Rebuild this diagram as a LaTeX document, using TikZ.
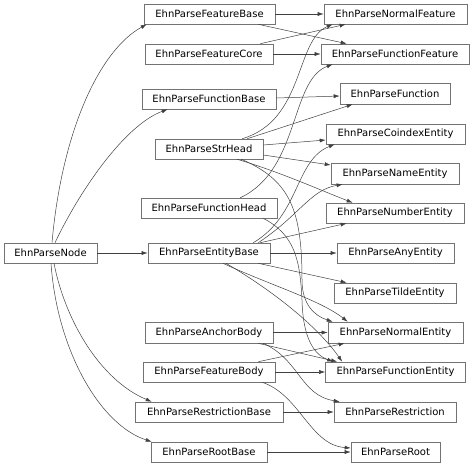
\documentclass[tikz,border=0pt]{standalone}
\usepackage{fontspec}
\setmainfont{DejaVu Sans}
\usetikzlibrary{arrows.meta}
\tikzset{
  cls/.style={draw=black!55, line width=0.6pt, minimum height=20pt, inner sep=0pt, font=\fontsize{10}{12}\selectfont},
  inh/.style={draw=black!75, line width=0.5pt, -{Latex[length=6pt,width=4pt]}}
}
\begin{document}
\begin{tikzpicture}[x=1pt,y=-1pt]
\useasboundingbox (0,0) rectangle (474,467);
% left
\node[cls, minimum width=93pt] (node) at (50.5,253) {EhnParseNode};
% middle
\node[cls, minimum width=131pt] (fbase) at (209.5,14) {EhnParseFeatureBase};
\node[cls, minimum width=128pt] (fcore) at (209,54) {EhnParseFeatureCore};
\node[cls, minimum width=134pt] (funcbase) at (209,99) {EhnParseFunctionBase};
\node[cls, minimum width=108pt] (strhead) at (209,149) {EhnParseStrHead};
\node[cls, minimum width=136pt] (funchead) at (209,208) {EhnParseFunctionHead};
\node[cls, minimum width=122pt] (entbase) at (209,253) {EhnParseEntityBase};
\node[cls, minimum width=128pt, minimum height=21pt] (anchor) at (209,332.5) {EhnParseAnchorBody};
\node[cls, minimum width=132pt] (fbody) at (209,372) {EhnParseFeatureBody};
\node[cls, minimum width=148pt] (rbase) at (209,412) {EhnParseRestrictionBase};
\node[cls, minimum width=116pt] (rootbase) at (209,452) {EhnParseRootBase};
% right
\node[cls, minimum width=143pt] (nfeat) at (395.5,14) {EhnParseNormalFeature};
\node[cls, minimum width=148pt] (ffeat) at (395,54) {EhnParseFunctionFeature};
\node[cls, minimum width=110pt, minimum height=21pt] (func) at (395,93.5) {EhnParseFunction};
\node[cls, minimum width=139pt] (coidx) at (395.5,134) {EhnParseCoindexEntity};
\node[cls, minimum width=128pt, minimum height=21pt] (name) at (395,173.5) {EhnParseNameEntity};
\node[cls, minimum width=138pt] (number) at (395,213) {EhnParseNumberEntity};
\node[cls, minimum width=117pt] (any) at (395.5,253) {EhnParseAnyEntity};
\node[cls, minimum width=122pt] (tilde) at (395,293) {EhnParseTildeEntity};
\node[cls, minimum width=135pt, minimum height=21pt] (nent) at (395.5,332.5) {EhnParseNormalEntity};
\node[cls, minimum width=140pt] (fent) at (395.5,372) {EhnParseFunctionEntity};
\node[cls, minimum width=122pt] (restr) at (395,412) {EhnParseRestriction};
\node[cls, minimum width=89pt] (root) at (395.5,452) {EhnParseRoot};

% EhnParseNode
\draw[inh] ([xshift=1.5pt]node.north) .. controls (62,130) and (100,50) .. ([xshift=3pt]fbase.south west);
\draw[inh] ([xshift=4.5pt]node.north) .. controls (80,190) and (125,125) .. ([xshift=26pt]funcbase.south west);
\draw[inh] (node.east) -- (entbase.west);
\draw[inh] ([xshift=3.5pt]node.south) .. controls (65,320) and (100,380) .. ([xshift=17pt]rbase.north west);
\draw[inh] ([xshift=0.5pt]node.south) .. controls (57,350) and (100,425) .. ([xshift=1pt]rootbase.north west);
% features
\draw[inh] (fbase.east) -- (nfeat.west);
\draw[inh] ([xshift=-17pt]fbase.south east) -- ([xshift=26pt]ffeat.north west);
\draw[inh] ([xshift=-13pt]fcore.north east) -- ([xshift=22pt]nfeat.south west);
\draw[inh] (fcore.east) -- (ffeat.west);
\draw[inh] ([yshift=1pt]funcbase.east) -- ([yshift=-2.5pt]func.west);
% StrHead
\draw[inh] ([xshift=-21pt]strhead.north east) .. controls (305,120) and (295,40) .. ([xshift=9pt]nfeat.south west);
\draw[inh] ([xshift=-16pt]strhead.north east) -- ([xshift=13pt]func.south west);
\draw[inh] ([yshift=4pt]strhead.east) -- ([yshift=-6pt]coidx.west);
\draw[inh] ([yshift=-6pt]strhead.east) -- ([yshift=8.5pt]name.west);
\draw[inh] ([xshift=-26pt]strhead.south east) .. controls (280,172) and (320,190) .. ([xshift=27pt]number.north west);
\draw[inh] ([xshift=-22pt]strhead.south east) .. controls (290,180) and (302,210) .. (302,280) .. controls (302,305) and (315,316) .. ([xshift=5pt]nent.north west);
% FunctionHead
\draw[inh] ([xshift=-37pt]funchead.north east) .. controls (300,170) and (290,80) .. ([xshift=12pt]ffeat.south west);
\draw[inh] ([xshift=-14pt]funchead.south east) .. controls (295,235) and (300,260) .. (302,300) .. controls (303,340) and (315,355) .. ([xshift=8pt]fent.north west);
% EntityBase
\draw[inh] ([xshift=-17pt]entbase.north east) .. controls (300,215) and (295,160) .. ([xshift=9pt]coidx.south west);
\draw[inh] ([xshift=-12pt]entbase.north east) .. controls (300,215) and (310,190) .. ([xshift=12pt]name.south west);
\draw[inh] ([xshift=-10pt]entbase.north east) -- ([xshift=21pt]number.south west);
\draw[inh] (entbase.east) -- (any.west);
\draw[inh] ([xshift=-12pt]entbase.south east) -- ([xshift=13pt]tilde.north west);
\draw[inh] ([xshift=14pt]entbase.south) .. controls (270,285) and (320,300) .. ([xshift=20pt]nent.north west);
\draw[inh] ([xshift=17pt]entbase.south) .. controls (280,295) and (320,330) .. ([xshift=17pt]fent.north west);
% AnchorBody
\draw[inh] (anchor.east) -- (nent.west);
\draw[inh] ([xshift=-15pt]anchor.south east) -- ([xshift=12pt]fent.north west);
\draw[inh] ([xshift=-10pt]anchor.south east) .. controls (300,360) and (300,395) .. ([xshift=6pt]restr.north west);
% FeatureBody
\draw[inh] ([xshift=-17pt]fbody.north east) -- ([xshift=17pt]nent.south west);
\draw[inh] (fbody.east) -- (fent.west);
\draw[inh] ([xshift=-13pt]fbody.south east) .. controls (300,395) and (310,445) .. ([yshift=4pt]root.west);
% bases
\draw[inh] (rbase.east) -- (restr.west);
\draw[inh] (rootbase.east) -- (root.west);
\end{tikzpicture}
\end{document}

══════════════════════════════

• [Short exercise] Using the material above, return every line exactly as it appears, minus the pictures.

• [Response for this exercise]
Rebuild this diagram as a LaTeX document, using TikZ.
\documentclass[tikz,border=0pt]{standalone}
\usepackage{fontspec}
\setmainfont{DejaVu Sans}
\usetikzlibrary{arrows.meta}
\tikzset{
  cls/.style={draw=black!55, line width=0.6pt, minimum height=20pt, inner sep=0pt, font=\fontsize{10}{12}\selectfont},
  inh/.style={draw=black!75, line width=0.5pt, -{Latex[length=6pt,width=4pt]}}
}
\begin{document}
\begin{tikzpicture}[x=1pt,y=-1pt]
\useasboundingbox (0,0) rectangle (474,467);
% left
\node[cls, minimum width=93pt] (node) at (50.5,253) {EhnParseNode};
% middle
\node[cls, minimum width=131pt] (fbase) at (209.5,14) {EhnParseFeatureBase};
\node[cls, minimum width=128pt] (fcore) at (209,54) {EhnParseFeatureCore};
\node[cls, minimum width=134pt] (funcbase) at (209,99) {EhnParseFunctionBase};
\node[cls, minimum width=108pt] (strhead) at (209,149) {EhnParseStrHead};
\node[cls, minimum width=136pt] (funchead) at (209,208) {EhnParseFunctionHead};
\node[cls, minimum width=122pt] (entbase) at (209,253) {EhnParseEntityBase};
\node[cls, minimum width=128pt, minimum height=21pt] (anchor) at (209,332.5) {EhnParseAnchorBody};
\node[cls, minimum width=132pt] (fbody) at (209,372) {EhnParseFeatureBody};
\node[cls, minimum width=148pt] (rbase) at (209,412) {EhnParseRestrictionBase};
\node[cls, minimum width=116pt] (rootbase) at (209,452) {EhnParseRootBase};
% right
\node[cls, minimum width=143pt] (nfeat) at (395.5,14) {EhnParseNormalFeature};
\node[cls, minimum width=148pt] (ffeat) at (395,54) {EhnParseFunctionFeature};
\node[cls, minimum width=110pt, minimum height=21pt] (func) at (395,93.5) {EhnParseFunction};
\node[cls, minimum width=139pt] (coidx) at (395.5,134) {EhnParseCoindexEntity};
\node[cls, minimum width=128pt, minimum height=21pt] (name) at (395,173.5) {EhnParseNameEntity};
\node[cls, minimum width=138pt] (number) at (395,213) {EhnParseNumberEntity};
\node[cls, minimum width=117pt] (any) at (395.5,253) {EhnParseAnyEntity};
\node[cls, minimum width=122pt] (tilde) at (395,293) {EhnParseTildeEntity};
\node[cls, minimum width=135pt, minimum height=21pt] (nent) at (395.5,332.5) {EhnParseNormalEntity};
\node[cls, minimum width=140pt] (fent) at (395.5,372) {EhnParseFunctionEntity};
\node[cls, minimum width=122pt] (restr) at (395,412) {EhnParseRestriction};
\node[cls, minimum width=89pt] (root) at (395.5,452) {EhnParseRoot};

% EhnParseNode
\draw[inh] ([xshift=1.5pt]node.north) .. controls (62,130) and (100,50) .. ([xshift=3pt]fbase.south west);
\draw[inh] ([xshift=4.5pt]node.north) .. controls (80,190) and (125,125) .. ([xshift=26pt]funcbase.south west);
\draw[inh] (node.east) -- (entbase.west);
\draw[inh] ([xshift=3.5pt]node.south) .. controls (65,320) and (100,380) .. ([xshift=17pt]rbase.north west);
\draw[inh] ([xshift=0.5pt]node.south) .. controls (57,350) and (100,425) .. ([xshift=1pt]rootbase.north west);
% features
\draw[inh] (fbase.east) -- (nfeat.west);
\draw[inh] ([xshift=-17pt]fbase.south east) -- ([xshift=26pt]ffeat.north west);
\draw[inh] ([xshift=-13pt]fcore.north east) -- ([xshift=22pt]nfeat.south west);
\draw[inh] (fcore.east) -- (ffeat.west);
\draw[inh] ([yshift=1pt]funcbase.east) -- ([yshift=-2.5pt]func.west);
% StrHead
\draw[inh] ([xshift=-21pt]strhead.north east) .. controls (305,120) and (295,40) .. ([xshift=9pt]nfeat.south west);
\draw[inh] ([xshift=-16pt]strhead.north east) -- ([xshift=13pt]func.south west);
\draw[inh] ([yshift=4pt]strhead.east) -- ([yshift=-6pt]coidx.west);
\draw[inh] ([yshift=-6pt]strhead.east) -- ([yshift=8.5pt]name.west);
\draw[inh] ([xshift=-26pt]strhead.south east) .. controls (280,172) and (320,190) .. ([xshift=27pt]number.north west);
\draw[inh] ([xshift=-22pt]strhead.south east) .. controls (290,180) and (302,210) .. (302,280) .. controls (302,305) and (315,316) .. ([xshift=5pt]nent.north west);
% FunctionHead
\draw[inh] ([xshift=-37pt]funchead.north east) .. controls (300,170) and (290,80) .. ([xshift=12pt]ffeat.south west);
\draw[inh] ([xshift=-14pt]funchead.south east) .. controls (295,235) and (300,260) .. (302,300) .. controls (303,340) and (315,355) .. ([xshift=8pt]fent.north west);
% EntityBase
\draw[inh] ([xshift=-17pt]entbase.north east) .. controls (300,215) and (295,160) .. ([xshift=9pt]coidx.south west);
\draw[inh] ([xshift=-12pt]entbase.north east) .. controls (300,215) and (310,190) .. ([xshift=12pt]name.south west);
\draw[inh] ([xshift=-10pt]entbase.north east) -- ([xshift=21pt]number.south west);
\draw[inh] (entbase.east) -- (any.west);
\draw[inh] ([xshift=-12pt]entbase.south east) -- ([xshift=13pt]tilde.north west);
\draw[inh] ([xshift=14pt]entbase.south) .. controls (270,285) and (320,300) .. ([xshift=20pt]nent.north west);
\draw[inh] ([xshift=17pt]entbase.south) .. controls (280,295) and (320,330) .. ([xshift=17pt]fent.north west);
% AnchorBody
\draw[inh] (anchor.east) -- (nent.west);
\draw[inh] ([xshift=-15pt]anchor.south east) -- ([xshift=12pt]fent.north west);
\draw[inh] ([xshift=-10pt]anchor.south east) .. controls (300,360) and (300,395) .. ([xshift=6pt]restr.north west);
% FeatureBody
\draw[inh] ([xshift=-17pt]fbody.north east) -- ([xshift=17pt]nent.south west);
\draw[inh] (fbody.east) -- (fent.west);
\draw[inh] ([xshift=-13pt]fbody.south east) .. controls (300,395) and (310,445) .. ([yshift=4pt]root.west);
% bases
\draw[inh] (rbase.east) -- (restr.west);
\draw[inh] (rootbase.east) -- (root.west);
\end{tikzpicture}
\end{document}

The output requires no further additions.